Его и прежде странные «занятия» все еще не приносят успеха. Но это не конец, а новое начало. Не настань оно, возможно, перенапряженный дух в этом истощенном, измученном сексуальной неудовлетворенностью теле помрачился бы. С Ленцем это случилось, когда ему было, как и Рихтеру, двадцать семь лет, с Гёльдерлином — в тридцать два года.
Уже в предшествовавшие годы мысль о смерти занимала его, мучила и требовала выражения. Об этом свидетельствуют различные, большей частью сатирические статьи того времени: «За и против самоубийства», «Указания касательно моей эпитафии», «В каких выражениях следует ежегодно после моей смерти отдавать мне должное», «Уверенность, что я мертв», «Жизнь после смерти», «Мои похороны заживо» и ряд других. Но о пути, по какому он пойдет после поворота, яснее всего говорит небольшое сочинение «Что такое смерть» (позже оно в измененном виде под названием «Смерть ангела» войдет в роман «Квинт Фиксляйн»). Его ненависть к сильным мира сего, к «коронованным гербовым зверям», которые когтят свою добычу, не проходит, к ней присоединяется теперь сострадание к маленькому человеку, к угнетенным и восхищение теми, кто «вопреки всему не перестает глядеть на солнечную звезду долга» даже тогда, когда господствуют насилие, несправедливость, и порок, и смерть близких приводит их к одиночеству. «О вы, угнетенные люди… где уж вам состариться, если круг друзей юности редеет, если могилы ваших друзей, подобно ступеням, ведут вниз к вашим собственным могилам и если старость — это остывшее поле битвы немым пустым вечером…»

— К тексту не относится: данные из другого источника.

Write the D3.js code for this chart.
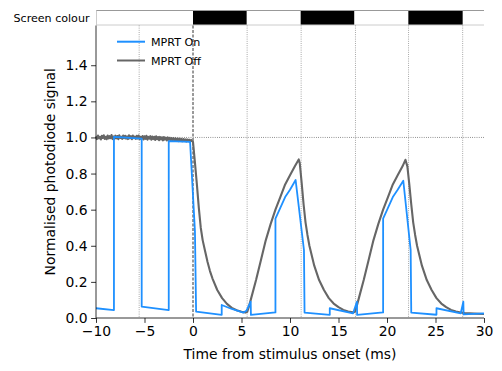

Но не только литературные неудачи и смерть друзей ввергают его в депрессию. Сын правоверного пастора, начавший философские штудии с тринадцати лет, переживает и кризис своего мировоззрения. Как гетеродоксальный теолог, он борется против церковной догмы, верит вместе с Лейбницем в лучший из миров, перенимает у Мендельсона, Николаи и Лессинга терпимость и свободомыслие, и, наконец, Вольтер приводит его к осуждению церкви, а Руссо — к исповедованию революционных теорий. Лишь от одного он не может отказаться вопреки всем ухищренным доводам разума — от детской веры в бога.
Многие годы он негодует против этой своей неспособности, проклинает свое религиозное воспитание как «насилие благочестием», называет веру «устаревшим вздором», «ослепляющим разум». Теперь, в конце восьмидесятых годов, в борьбе между разумом и чувством начинает побеждать чувство.

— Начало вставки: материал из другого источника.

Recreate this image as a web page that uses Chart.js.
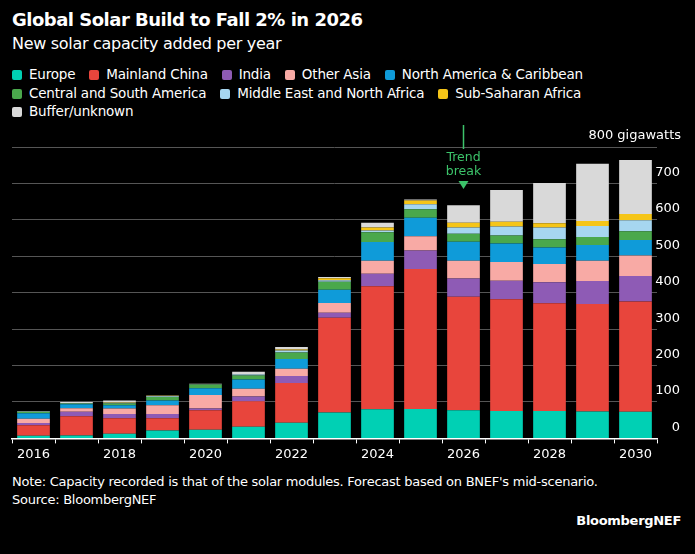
<!DOCTYPE html>
<html>
<head>
<meta charset="utf-8">
<script src="https://cdn.jsdelivr.net/npm/chart.js@4.4.1/dist/chart.umd.min.js"></script>
<style>
  body { margin: 0; background: #000; color: #fff; font-family: "DejaVu Sans", sans-serif; }
  #wrap { position: relative; width: 695px; height: 554px; overflow: hidden; }
  .title { position: absolute; left: 12px; top: 9px; font-size: 18px; font-weight: bold; letter-spacing: -0.5px; }
  .sub { position: absolute; left: 12px; top: 34px; font-size: 16px; letter-spacing: -0.3px; }
  .legend { position: absolute; left: 12px; top: 65px; width: 680px; font-size: 13.5px; letter-spacing: -0.2px; }
  .legend span { display: inline-block; margin-right: 14px; line-height: 18.5px; white-space: nowrap; }
  .legend i { display: inline-block; width: 10px; height: 10px; border-radius: 2px; margin-right: 7px; vertical-align: -1px; }
  #chartBox { position: absolute; left: 0; top: 125px; width: 695px; height: 340px; }
  .note { position: absolute; left: 12px; top: 473px; font-size: 13px; letter-spacing: -0.25px; line-height: 18px; }
  .brand { position: absolute; right: 14px; top: 513px; font-size: 13px; font-weight: bold; letter-spacing: -0.3px; }
</style>
</head>
<body>
<div id="wrap">
  <div class="title">Global Solar Build to Fall 2% in 2026</div>
  <div class="sub">New solar capacity added per year</div>
  <div class="legend" id="legend"></div>
  <div id="chartBox"><canvas id="chart"></canvas></div>
  <div class="note">Note: Capacity recorded is that of the solar modules. Forecast based on BNEF's mid-scenario.<br>Source: BloombergNEF</div>
  <div class="brand">BloombergNEF</div>
</div>
<script>
// Tahun dan nilai (GW) per wilayah
const years = ['2016','2017','2018','2019','2020','2021','2022','2023','2024','2025','2026','2027','2028','2029','2030'];
const europe        = [7, 8, 13, 22, 24, 32, 43, 71, 80, 81, 77, 75, 75, 74, 73];
const mainlandChina = [29, 53, 42, 33, 53, 70, 109, 260, 338, 384, 312, 307, 296, 295, 303];
const india         = [6, 12, 12, 12, 5, 13, 19, 14, 34, 51, 50, 51, 58, 63, 70];
const otherAsia     = [12, 10, 15, 24, 37, 21, 20, 27, 36, 39, 49, 51, 50, 56, 56];
const northAmerica  = [15, 11, 9, 13, 19, 26, 27, 36, 51, 51, 52, 51, 45, 43, 43];
const centralSouth  = [4, 2, 5, 10, 10, 11, 18, 22, 27, 23, 22, 22, 23, 22, 24];
const middleEast    = [1, 1, 2, 2, 1, 3, 5, 4, 5, 14, 17, 25, 32, 30, 30];
const subSaharan    = [0, 0, 1, 1, 0, 1, 3, 6, 8, 10, 13, 13, 12, 14, 17];
const buffer        = [1, 3, 5, 1, 1, 6, 7, 3, 13, 3, 48, 87, 110, 157, 148];
const yTicks = [0, 100, 200, 300, 400, 500, 600, 700, 800];

const series = [
    { label: 'Europe', data: europe, color: '#00d0b4' },
    { label: 'Mainland China', data: mainlandChina, color: '#e8453c' },
    { label: 'India', data: india, color: '#8e5bb5' },
    { label: 'Other Asia', data: otherAsia, color: '#f8aaa5' },
    { label: 'North America & Caribbean', data: northAmerica, color: '#0f9bd9' },
    { label: 'Central and South America', data: centralSouth, color: '#4aa84c' },
    { label: 'Middle East and North Africa', data: middleEast, color: '#a6d6f0' },
    { label: 'Sub-Saharan Africa', data: subSaharan, color: '#f5c518' },
    { label: 'Buffer/unknown', data: buffer, color: '#d9d9d9' }
];

// Legenda HTML
const legendEl = document.getElementById('legend');
series.forEach(s => {
    const span = document.createElement('span');
    span.innerHTML = '<i style="background:' + s.color + '"></i>' + s.label;
    legendEl.appendChild(span);
});

// Label sumbu kanan + anotasi "Trend break"
const overlayPlugin = {
    id: 'overlay',
    afterDraw(chart) {
        const { ctx, scales } = chart;
        const y = scales.y, x = scales.x;
        ctx.save();
        ctx.fillStyle = '#fff';
        ctx.font = '13px "DejaVu Sans", sans-serif';
        ctx.textAlign = 'right';
        ctx.textBaseline = 'middle';
        yTicks.forEach(v => {
            const py = y.getPixelForValue(v) - 11;
            ctx.fillText(v === 800 ? '800 gigawatts' : String(v), v === 800 ? 681 : 680, py);
        });
        // anotasi
        const ax = x.getPixelForValue(10);
        ctx.strokeStyle = '#3cc36a';
        ctx.fillStyle = '#3cc36a';
        ctx.lineWidth = 1.5;
        ctx.beginPath();
        ctx.moveTo(ax, 0);
        ctx.lineTo(ax, 24);
        ctx.stroke();
        ctx.textAlign = 'center';
        ctx.font = '12.5px "DejaVu Sans", sans-serif';
        ctx.fillText('Trend', ax, 33);
        ctx.fillText('break', ax, 47);
        ctx.beginPath();
        ctx.moveTo(ax - 5, 56);
        ctx.lineTo(ax + 5, 56);
        ctx.lineTo(ax, 64);
        ctx.closePath();
        ctx.fill();
        ctx.restore();
    }
};

new Chart(document.getElementById('chart'), {
    type: 'bar',
    data: {
        labels: years,
        datasets: series.map(s => ({
            label: s.label,
            data: s.data,
            backgroundColor: s.color,
            borderWidth: 0,
            categoryPercentage: 0.76,
            barPercentage: 1
        }))
    },
    options: {
        responsive: true,
        maintainAspectRatio: false,
        animation: false,
        layout: { padding: { top: 22, left: 12, right: 38 } },
        plugins: { legend: { display: false }, tooltip: { enabled: false } },
        scales: {
            x: {
                stacked: true,
                grid: { drawOnChartArea: false, drawTicks: true, tickLength: 5, color: '#fff' },
                border: { color: '#fff', width: 1.5 },
                ticks: {
                    color: '#fff',
                    autoSkip: false,
                    maxRotation: 0,
                    font: { family: '"DejaVu Sans", sans-serif', size: 13 },
                    callback: (v, i) => (i % 2 === 0 ? years[i] : '')
                }
            },
            y: {
                stacked: true,
                position: 'right',
                min: 0,
                max: 800,
                afterBuildTicks: axis => { axis.ticks = yTicks.map(v => ({ value: v })); },
                grid: { color: '#555', drawTicks: false },
                border: { display: false },
                ticks: { display: false }
            }
        }
    },
    plugins: [overlayPlugin]
});
</script>
</body>
</html>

Он читает (как и все, что может достать) французских материалистов, в особенности Гельвеция, иногда с пользой. Но их атеизм отпугивает его. Ему кажется, что их представления о морали оправдывают самый низменный эгоизм. То, что материализм проникает прежде всего в княжеские дворцы, делает, разумеется, особенно подозрительным его в глазах социального обвинителя, не устающего клеймить пороки придворных. В этом он не одинок среди немецких оппозиционеров. Для деятелей «Бури и натиска» руссоистский антиматериализм и его религия чувств, далекая от церкви, значили не меньше, чем его революционные общественные идеи. А немецкие философы конца Просвещения, чьи основные произведения появляются в это время (он, конечно, читает их), ни в коем случае не признают ни материалистического, ни атеистического взгляда на мир. Все религиозные вопросы они, как Кант, исключают из науки и относят их к вере или же, как поздний Лессинг, как Гёте, с их пантеизмом, переносят бога из потустороннего мира в мир земной. А Якоби, «атеист умом и христианин сердцем», разумом создает реалистический образ мира, которым правит религия чувств.

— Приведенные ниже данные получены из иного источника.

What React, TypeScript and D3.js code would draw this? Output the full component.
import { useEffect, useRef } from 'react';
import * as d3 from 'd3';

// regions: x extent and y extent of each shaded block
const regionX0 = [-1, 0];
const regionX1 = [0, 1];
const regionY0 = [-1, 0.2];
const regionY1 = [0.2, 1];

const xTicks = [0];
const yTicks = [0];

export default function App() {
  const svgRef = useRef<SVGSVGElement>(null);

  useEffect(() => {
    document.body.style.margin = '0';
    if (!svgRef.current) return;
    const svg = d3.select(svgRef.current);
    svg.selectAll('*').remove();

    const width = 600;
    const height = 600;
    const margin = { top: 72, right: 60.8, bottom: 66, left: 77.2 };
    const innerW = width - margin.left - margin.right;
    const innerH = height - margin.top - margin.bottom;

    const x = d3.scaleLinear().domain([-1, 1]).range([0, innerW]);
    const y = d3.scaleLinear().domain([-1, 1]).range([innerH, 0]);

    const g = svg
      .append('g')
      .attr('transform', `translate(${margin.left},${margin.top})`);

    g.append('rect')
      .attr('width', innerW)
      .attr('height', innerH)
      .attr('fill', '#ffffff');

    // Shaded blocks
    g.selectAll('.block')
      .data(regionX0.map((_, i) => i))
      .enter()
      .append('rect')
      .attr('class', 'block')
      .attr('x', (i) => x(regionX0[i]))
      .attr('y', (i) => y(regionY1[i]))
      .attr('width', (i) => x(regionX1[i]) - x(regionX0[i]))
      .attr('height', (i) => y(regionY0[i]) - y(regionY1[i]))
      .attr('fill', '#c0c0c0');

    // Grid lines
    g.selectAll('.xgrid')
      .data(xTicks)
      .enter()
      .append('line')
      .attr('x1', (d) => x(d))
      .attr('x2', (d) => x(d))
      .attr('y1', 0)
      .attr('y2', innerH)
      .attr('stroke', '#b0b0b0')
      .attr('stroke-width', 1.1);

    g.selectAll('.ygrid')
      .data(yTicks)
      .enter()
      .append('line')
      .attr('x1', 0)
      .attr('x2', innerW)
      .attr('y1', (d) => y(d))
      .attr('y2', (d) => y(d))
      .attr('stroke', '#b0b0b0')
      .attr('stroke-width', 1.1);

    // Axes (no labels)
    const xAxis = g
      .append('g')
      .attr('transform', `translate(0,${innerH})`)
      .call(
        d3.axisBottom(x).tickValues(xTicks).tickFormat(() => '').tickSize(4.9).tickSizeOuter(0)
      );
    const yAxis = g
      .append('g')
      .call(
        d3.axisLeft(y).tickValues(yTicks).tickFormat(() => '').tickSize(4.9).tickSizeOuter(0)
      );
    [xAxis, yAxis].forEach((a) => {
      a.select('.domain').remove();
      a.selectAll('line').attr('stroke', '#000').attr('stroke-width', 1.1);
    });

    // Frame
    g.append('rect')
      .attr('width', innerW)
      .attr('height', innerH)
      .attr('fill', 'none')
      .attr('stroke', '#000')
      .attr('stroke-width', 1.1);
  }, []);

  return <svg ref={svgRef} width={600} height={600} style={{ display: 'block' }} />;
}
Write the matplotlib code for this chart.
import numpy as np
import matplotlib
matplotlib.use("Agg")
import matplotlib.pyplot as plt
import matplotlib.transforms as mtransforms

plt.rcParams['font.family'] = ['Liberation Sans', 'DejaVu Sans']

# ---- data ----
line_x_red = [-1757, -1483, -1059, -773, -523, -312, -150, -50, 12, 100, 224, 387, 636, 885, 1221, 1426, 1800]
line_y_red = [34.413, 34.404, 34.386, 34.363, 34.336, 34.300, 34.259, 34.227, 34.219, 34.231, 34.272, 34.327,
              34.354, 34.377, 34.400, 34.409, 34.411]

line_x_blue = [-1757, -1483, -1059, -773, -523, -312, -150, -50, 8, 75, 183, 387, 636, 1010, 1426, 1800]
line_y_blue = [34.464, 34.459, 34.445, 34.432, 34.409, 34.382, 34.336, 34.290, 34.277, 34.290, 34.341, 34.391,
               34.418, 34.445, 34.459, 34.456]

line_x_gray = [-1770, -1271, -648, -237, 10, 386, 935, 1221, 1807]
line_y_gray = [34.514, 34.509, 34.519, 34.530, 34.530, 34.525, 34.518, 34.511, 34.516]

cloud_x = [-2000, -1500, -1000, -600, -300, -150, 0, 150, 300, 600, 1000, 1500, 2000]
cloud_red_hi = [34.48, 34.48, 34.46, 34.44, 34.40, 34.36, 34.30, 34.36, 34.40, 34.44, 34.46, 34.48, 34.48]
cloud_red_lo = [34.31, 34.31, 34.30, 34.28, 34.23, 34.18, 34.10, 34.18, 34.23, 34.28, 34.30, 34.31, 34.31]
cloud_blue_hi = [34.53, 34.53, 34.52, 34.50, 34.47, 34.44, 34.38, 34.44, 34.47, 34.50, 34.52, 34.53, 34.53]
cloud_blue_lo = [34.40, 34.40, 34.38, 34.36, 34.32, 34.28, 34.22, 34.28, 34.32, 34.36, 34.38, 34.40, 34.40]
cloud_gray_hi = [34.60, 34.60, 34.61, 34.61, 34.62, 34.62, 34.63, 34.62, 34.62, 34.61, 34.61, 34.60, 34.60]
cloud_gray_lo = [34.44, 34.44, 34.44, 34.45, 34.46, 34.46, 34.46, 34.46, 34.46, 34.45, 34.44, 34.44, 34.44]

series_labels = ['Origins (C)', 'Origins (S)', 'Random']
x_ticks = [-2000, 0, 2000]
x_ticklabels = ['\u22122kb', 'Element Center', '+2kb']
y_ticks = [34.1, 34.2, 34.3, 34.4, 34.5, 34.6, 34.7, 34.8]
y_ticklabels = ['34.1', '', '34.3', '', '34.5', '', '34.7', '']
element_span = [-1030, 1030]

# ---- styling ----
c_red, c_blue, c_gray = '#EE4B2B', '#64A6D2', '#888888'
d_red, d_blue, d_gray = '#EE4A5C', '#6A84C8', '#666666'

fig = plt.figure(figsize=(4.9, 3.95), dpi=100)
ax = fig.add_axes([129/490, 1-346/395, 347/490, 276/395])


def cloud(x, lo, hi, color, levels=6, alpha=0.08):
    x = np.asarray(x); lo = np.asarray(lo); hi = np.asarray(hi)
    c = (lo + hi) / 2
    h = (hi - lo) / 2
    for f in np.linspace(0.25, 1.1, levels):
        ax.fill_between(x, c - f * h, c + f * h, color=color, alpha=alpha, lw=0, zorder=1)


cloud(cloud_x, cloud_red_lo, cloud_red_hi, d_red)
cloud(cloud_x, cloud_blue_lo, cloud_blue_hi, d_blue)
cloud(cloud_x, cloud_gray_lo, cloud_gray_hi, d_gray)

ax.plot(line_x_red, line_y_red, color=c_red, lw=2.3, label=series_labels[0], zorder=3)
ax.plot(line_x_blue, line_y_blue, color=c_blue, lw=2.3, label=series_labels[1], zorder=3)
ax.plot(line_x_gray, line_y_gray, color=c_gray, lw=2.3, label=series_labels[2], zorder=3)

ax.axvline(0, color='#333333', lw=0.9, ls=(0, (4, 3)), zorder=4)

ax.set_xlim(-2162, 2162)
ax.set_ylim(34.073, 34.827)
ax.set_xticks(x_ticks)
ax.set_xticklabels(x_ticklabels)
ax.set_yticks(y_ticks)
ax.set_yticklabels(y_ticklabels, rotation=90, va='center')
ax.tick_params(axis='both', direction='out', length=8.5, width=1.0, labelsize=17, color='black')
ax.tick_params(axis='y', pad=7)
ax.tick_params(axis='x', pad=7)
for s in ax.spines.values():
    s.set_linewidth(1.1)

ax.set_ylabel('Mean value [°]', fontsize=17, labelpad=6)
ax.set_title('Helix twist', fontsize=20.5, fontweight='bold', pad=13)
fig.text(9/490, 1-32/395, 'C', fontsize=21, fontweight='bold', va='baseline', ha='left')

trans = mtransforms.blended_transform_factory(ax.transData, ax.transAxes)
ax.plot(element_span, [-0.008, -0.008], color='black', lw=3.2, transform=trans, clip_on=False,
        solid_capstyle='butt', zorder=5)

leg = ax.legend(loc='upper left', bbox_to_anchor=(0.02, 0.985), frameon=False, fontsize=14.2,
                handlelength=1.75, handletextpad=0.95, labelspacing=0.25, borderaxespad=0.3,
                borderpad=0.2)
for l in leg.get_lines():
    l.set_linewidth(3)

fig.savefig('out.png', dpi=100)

К такому компромиссу между разумом и верой в конце концов приходит и Рихтер, приходит навсегда. Все с пылом и рвением усвоенные философские системы, вся проницательность, вся сила ума оказываются слабее впитанной в детстве веры. Без бога мир для него пуст и мертв. Без бессмертия души жизнь бессмысленна, человек — ничто. Представление о мире без бога вызывает в нем ужас. Чтобы избавиться от этого ужаса, он облекает его в слова. Великолепное видение страха (его породил ужас перед привидениями, испытанный в детстве) позднее впервые разнесет его славу за пределы стран, где говорят по-немецки.
«Первый набросок наполнил мою душу ужасом, и я дрожа занес его на бумагу», — говорит он в одном письме от 1790 года, немного отступая, конечно, от правды — во имя большей драматичности. Ибо в его наследии имеются более ранние заметки, относящиеся еще к 1785 году, которые полностью опираются на воспоминание о призраках, — «Как покойники совершают богослужение и читают проповеди». Затем, в 1789 году, — первый набросок под названием «Описание атеизма. Он проповедует, что бога нет». Но вскоре на смену персонифицированному атеизму приходит Шекспир: «Погребальная проповедь Шекспира». Сочинение это под названием «Плач покойного Шекспира перед мертвыми слушателями в церкви о том, что бога нет» войдет в «Баварскую крейцеровскую комедию» — стало быть, останется неопубликованным. Когда в середине девяностых годов был написан «Зибенкез», работа начинается заново. Сперва был задуман ангел, который должен возвестить миру, что бога нет, но затем Рихтер решается на самое смелое, самое страшное: провозвестником безбожия становится сам Христос. И призрачная сцена на кладбище расширяется при этом до космического видения гибели Вселенной.
Земля дрожит от резких звуков, бессолнечное небо затянуто туманом, время указывает циферблат без цифр, веки поднимаются над пустыми глазницами, и вечность лежит на хаосе, грызет его и пережевывает себя самое. Мертвые в страхе взывают к богу, а Христос отвечает: «Нет его… Я прошел через миры, я поднимался к солнцам и по Млечным Путям пролетал через небесные пустыни, но бога нет… Мертвое, немое Ничто! Холодная, вечная необходимость! Всем управляет случайность безумия… Как беспредельно одинок человек в огромной могиле Вселенной!» Гигантский змий вечности сжимает мироздание, сдавливает его, колокол отбивает последний час — и тут рассказчик просыпается. «Душа моя плакала от радости, что может опять молиться богу… И когда я встал, солнце пылало глубоко за налитыми пурпурными колосьями ржи… и между небом и землей бренный мир радостно простирал свои короткие крылья и жил, как и я, пред лицом Предвечного Отца; и вся природа окрест меня изливала мирные звуки, словно далекие вечерние колокола».